Persistence

Note

This part of the documentation should only concern users interested in moving the persistence layer to a different system to store metadata associated with commands performed.

Tasks to be performed are stored persistently on disk. This is required to ensure that all steps computed, and the sequence of steps leading to results, are conserved across restarts of the main process or of the system.

Currently, this is implemented in an SQLite database.

Persistence/memoization for the DAG

class railroadtracks.hortator.DbID(id, new)
id

Alias for field number 0

new

Alias for field number 1

class railroadtracks.hortator.PersistentTaskGraph(db_fn, model, wd='.', force_create=False, isolation_level=None)[source]

List of tasks stored on disk.

class StoredEntityNoLabel(id, clsname, entityname)
clsname

Alias for field number 1

entityname

Alias for field number 2

id

Alias for field number 0

PersistentTaskGraph.finalsteps()[source]

Concrete steps for which all targets are final

PersistentTaskGraph.get_parenttask_of_storedentity(stored_entity)[source]

Return the task producing a stored entity.
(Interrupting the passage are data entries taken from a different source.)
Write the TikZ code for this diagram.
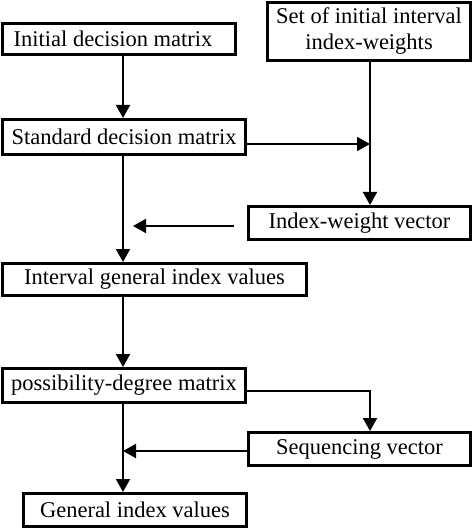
\documentclass[tikz,border=0pt]{standalone}
\usepackage{fontspec}
\setmainfont{Liberation Serif}
\usetikzlibrary{arrows.meta}
\begin{document}
\begin{tikzpicture}[x=1bp,y=-1bp,
  box/.style={draw,line width=3bp,inner sep=0pt,align=center,
    font=\fontsize{22.5bp}{26bp}\selectfont},
  conn/.style={line width=2bp},
  arr/.style={conn,-{Triangle[length=13bp,width=14bp]}}]
\useasboundingbox (0,0) rectangle (474,529);
\coordinate (L) at (123,0);
\coordinate (Lg) at (133,0);
\coordinate (R) at (370,0);
\node[box,minimum width=233bp,minimum height=31bp] (B1) at (119,39) {Initial decision matrix\hspace*{12bp}};
\node[box,minimum width=203bp,minimum height=58bp] (B2) at (369,31.5) {Set of initial interval\\index-weights};
\node[box,minimum width=243bp,minimum height=35bp] (B3) at (124,137) {Standard decision matrix};
\node[box,minimum width=222bp,minimum height=33bp] (B4) at (359.5,223) {Index-weight vector};
\node[box,minimum width=304bp,minimum height=32bp] (B5) at (154.5,279.5) {Interval general index values};
\node[box,minimum width=243bp,minimum height=34bp] (B6) at (124,385.5) {possibility-degree matrix};
\node[box,minimum width=222bp,minimum height=33bp] (B7) at (359.5,449) {Sequencing vector};
\node[box,minimum width=223bp,minimum height=33bp] (B8) at (135,510) {General index values};
% connectors
\draw[arr] (B1.south -| L) -- (B3.north -| L);
\path (B3.east) ++(0,7) coordinate (s1);
\draw[arr] (s1) -- (s1 -| R);
\draw[arr] (B2.south -| R) -- (B4.north -| R);
\path (B4.west) ++(-13,3) coordinate (s2);
\draw[arr] (s2) -- (s2 -| Lg);
\draw[arr] (B3.south -| L) -- (B5.north -| L);
\draw[arr] (B5.south -| L) -- (B6.north -| L);
\path (B6.east) ++(0,5.5) coordinate (s3);
\draw[arr] (s3) -| (B7.north -| R);
\path (B7.west) ++(0,2) coordinate (s4);
\draw[arr] (s4) -- (s4 -| L);
\draw[arr] (B6.south -| L) -- (B8.north -| L);
\end{tikzpicture}
\end{document}
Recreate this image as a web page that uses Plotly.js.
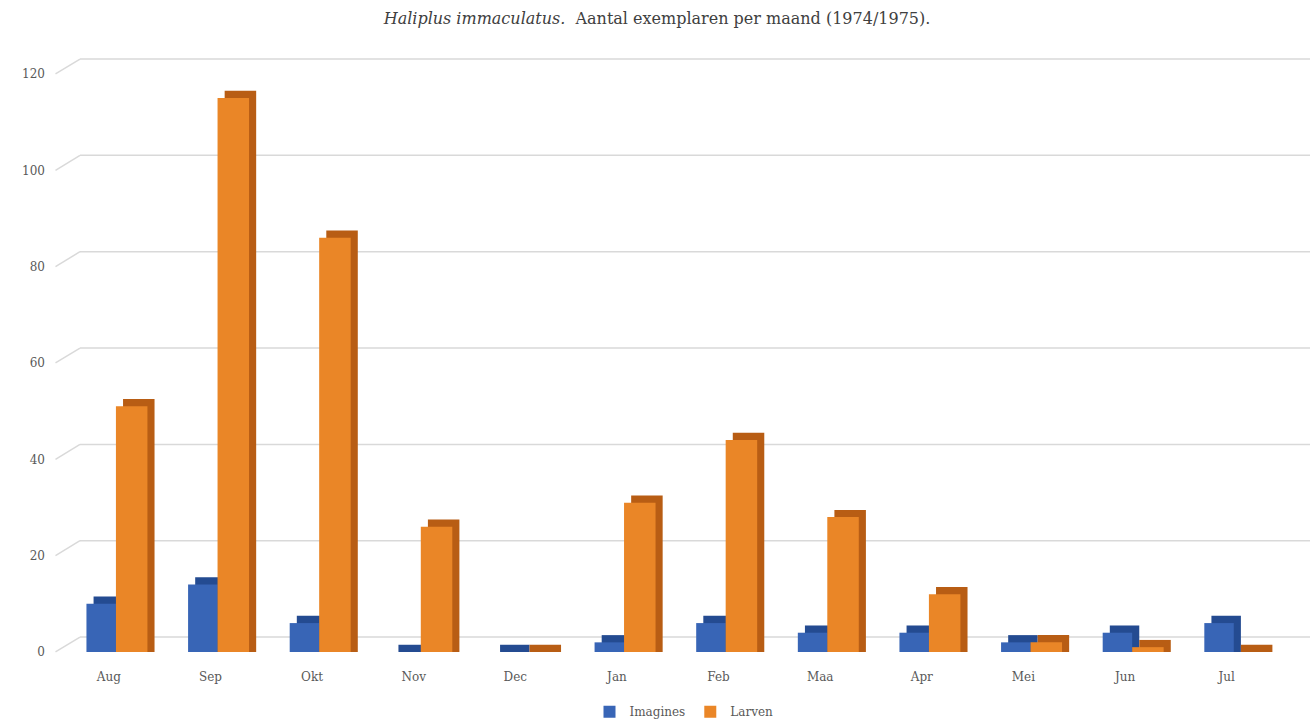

There should obviously only be one such task, and an Exception is raised if not the case. :param stored_entity: the stored entity in the database :type stored_entity: StoredEntity :rtype: a StepConcrete_DbEntry namedtuple, or None

PersistentTaskGraph.get_sourcesofactivity(activity)[source]

Retrieve the sources of steps performing a specific activity. :param activity: an activity :type activity: Enum

PersistentTaskGraph.get_srcassets(concrete_step_id)[source]

Return the source files for a given concrete step ID. :param concrete_step_id: ID for the concrete step in the database. :rtype: generator

PersistentTaskGraph.get_targetassets(concrete_step_id)[source]

Return the target files for a given concrete step ID. :param concrete_step_id: ID for the concrete step in the database. :rtype: generator

PersistentTaskGraph.get_targetsofactivity(activity)[source]

Retrieve the targets of steps performing a specific activity. :param activity: an activity :type activity: Enum

PersistentTaskGraph.get_targetsoftype(clsname)[source]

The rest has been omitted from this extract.